Task: Repeat the data that follows, word for word, without the images.

>> start

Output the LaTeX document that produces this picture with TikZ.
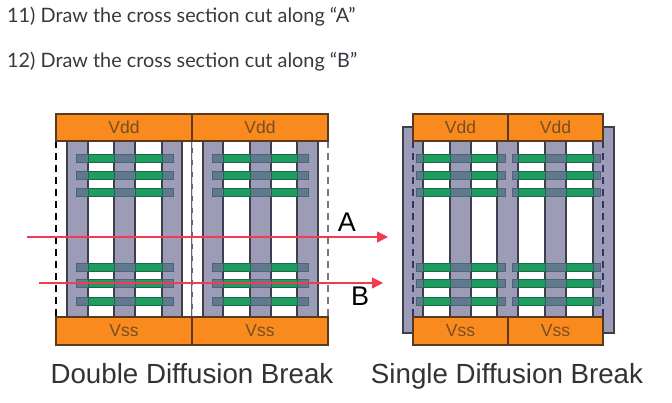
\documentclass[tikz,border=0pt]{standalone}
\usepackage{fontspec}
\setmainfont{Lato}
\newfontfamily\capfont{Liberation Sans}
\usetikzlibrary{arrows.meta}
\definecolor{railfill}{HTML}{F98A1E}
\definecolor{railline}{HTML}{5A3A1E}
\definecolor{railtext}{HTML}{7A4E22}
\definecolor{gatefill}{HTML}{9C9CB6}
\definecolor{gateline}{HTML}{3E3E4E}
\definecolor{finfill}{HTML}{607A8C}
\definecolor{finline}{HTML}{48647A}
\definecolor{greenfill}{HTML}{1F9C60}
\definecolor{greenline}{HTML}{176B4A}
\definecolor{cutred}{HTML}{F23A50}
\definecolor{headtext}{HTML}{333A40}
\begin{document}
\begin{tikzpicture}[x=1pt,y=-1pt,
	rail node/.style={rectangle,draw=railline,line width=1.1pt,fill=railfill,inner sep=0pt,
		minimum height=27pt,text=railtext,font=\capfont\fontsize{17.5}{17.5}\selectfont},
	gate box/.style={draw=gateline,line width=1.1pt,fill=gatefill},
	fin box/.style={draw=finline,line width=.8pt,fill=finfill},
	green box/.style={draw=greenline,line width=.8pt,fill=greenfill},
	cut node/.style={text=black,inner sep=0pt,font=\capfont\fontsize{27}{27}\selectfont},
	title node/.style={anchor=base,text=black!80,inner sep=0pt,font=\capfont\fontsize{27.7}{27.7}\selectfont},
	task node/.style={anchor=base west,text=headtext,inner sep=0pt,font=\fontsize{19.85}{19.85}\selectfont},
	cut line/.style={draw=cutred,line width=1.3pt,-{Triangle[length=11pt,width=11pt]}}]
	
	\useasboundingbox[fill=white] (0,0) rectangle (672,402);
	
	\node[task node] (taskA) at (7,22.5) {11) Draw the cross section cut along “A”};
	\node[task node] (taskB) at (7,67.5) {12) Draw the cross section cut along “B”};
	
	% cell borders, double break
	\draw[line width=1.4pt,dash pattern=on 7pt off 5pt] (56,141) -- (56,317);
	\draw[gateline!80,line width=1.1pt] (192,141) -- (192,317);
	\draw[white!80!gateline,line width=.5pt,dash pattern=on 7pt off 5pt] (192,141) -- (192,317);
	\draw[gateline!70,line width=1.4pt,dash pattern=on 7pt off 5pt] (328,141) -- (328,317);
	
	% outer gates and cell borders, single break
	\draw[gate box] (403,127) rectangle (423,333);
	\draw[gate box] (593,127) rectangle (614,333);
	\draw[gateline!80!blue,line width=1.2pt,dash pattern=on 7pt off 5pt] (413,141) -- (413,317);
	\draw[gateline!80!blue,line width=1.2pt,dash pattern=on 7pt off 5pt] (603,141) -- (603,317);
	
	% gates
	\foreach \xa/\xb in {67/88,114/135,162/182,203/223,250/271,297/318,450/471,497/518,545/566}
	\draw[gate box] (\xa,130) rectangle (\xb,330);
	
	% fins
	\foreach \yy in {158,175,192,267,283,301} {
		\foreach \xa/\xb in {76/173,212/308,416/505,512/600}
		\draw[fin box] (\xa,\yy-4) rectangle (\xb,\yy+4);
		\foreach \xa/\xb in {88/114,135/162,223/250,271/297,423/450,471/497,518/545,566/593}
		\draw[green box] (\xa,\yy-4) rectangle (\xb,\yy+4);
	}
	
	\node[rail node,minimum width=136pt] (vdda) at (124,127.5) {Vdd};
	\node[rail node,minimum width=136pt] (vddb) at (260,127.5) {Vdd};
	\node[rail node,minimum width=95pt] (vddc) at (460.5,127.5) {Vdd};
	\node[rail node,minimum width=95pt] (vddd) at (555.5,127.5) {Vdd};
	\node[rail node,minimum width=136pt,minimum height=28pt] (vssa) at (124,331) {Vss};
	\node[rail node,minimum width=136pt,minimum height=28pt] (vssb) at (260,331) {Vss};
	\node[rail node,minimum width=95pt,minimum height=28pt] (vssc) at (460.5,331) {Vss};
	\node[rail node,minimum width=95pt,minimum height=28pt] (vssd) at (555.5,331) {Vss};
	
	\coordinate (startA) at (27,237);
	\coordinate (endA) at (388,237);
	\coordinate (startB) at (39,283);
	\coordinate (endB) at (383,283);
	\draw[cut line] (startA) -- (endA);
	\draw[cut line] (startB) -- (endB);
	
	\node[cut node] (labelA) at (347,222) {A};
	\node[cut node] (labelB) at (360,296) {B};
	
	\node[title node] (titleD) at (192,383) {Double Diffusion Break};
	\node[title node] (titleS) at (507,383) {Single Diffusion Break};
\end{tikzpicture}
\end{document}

>> end

Result of this task:
Output the LaTeX document that produces this picture with TikZ.
\documentclass[tikz,border=0pt]{standalone}
\usepackage{fontspec}
\setmainfont{Lato}
\newfontfamily\capfont{Liberation Sans}
\usetikzlibrary{arrows.meta}
\definecolor{railfill}{HTML}{F98A1E}
\definecolor{railline}{HTML}{5A3A1E}
\definecolor{railtext}{HTML}{7A4E22}
\definecolor{gatefill}{HTML}{9C9CB6}
\definecolor{gateline}{HTML}{3E3E4E}
\definecolor{finfill}{HTML}{607A8C}
\definecolor{finline}{HTML}{48647A}
\definecolor{greenfill}{HTML}{1F9C60}
\definecolor{greenline}{HTML}{176B4A}
\definecolor{cutred}{HTML}{F23A50}
\definecolor{headtext}{HTML}{333A40}
\begin{document}
\begin{tikzpicture}[x=1pt,y=-1pt,
	rail node/.style={rectangle,draw=railline,line width=1.1pt,fill=railfill,inner sep=0pt,
		minimum height=27pt,text=railtext,font=\capfont\fontsize{17.5}{17.5}\selectfont},
	gate box/.style={draw=gateline,line width=1.1pt,fill=gatefill},
	fin box/.style={draw=finline,line width=.8pt,fill=finfill},
	green box/.style={draw=greenline,line width=.8pt,fill=greenfill},
	cut node/.style={text=black,inner sep=0pt,font=\capfont\fontsize{27}{27}\selectfont},
	title node/.style={anchor=base,text=black!80,inner sep=0pt,font=\capfont\fontsize{27.7}{27.7}\selectfont},
	task node/.style={anchor=base west,text=headtext,inner sep=0pt,font=\fontsize{19.85}{19.85}\selectfont},
	cut line/.style={draw=cutred,line width=1.3pt,-{Triangle[length=11pt,width=11pt]}}]
	
	\useasboundingbox[fill=white] (0,0) rectangle (672,402);
	
	\node[task node] (taskA) at (7,22.5) {11) Draw the cross section cut along “A”};
	\node[task node] (taskB) at (7,67.5) {12) Draw the cross section cut along “B”};
	
	% cell borders, double break
	\draw[line width=1.4pt,dash pattern=on 7pt off 5pt] (56,141) -- (56,317);
	\draw[gateline!80,line width=1.1pt] (192,141) -- (192,317);
	\draw[white!80!gateline,line width=.5pt,dash pattern=on 7pt off 5pt] (192,141) -- (192,317);
	\draw[gateline!70,line width=1.4pt,dash pattern=on 7pt off 5pt] (328,141) -- (328,317);
	
	% outer gates and cell borders, single break
	\draw[gate box] (403,127) rectangle (423,333);
	\draw[gate box] (593,127) rectangle (614,333);
	\draw[gateline!80!blue,line width=1.2pt,dash pattern=on 7pt off 5pt] (413,141) -- (413,317);
	\draw[gateline!80!blue,line width=1.2pt,dash pattern=on 7pt off 5pt] (603,141) -- (603,317);
	
	% gates
	\foreach \xa/\xb in {67/88,114/135,162/182,203/223,250/271,297/318,450/471,497/518,545/566}
	\draw[gate box] (\xa,130) rectangle (\xb,330);
	
	% fins
	\foreach \yy in {158,175,192,267,283,301} {
		\foreach \xa/\xb in {76/173,212/308,416/505,512/600}
		\draw[fin box] (\xa,\yy-4) rectangle (\xb,\yy+4);
		\foreach \xa/\xb in {88/114,135/162,223/250,271/297,423/450,471/497,518/545,566/593}
		\draw[green box] (\xa,\yy-4) rectangle (\xb,\yy+4);
	}
	
	\node[rail node,minimum width=136pt] (vdda) at (124,127.5) {Vdd};
	\node[rail node,minimum width=136pt] (vddb) at (260,127.5) {Vdd};
	\node[rail node,minimum width=95pt] (vddc) at (460.5,127.5) {Vdd};
	\node[rail node,minimum width=95pt] (vddd) at (555.5,127.5) {Vdd};
	\node[rail node,minimum width=136pt,minimum height=28pt] (vssa) at (124,331) {Vss};
	\node[rail node,minimum width=136pt,minimum height=28pt] (vssb) at (260,331) {Vss};
	\node[rail node,minimum width=95pt,minimum height=28pt] (vssc) at (460.5,331) {Vss};
	\node[rail node,minimum width=95pt,minimum height=28pt] (vssd) at (555.5,331) {Vss};
	
	\coordinate (startA) at (27,237);
	\coordinate (endA) at (388,237);
	\coordinate (startB) at (39,283);
	\coordinate (endB) at (383,283);
	\draw[cut line] (startA) -- (endA);
	\draw[cut line] (startB) -- (endB);
	
	\node[cut node] (labelA) at (347,222) {A};
	\node[cut node] (labelB) at (360,296) {B};
	
	\node[title node] (titleD) at (192,383) {Double Diffusion Break};
	\node[title node] (titleS) at (507,383) {Single Diffusion Break};
\end{tikzpicture}
\end{document}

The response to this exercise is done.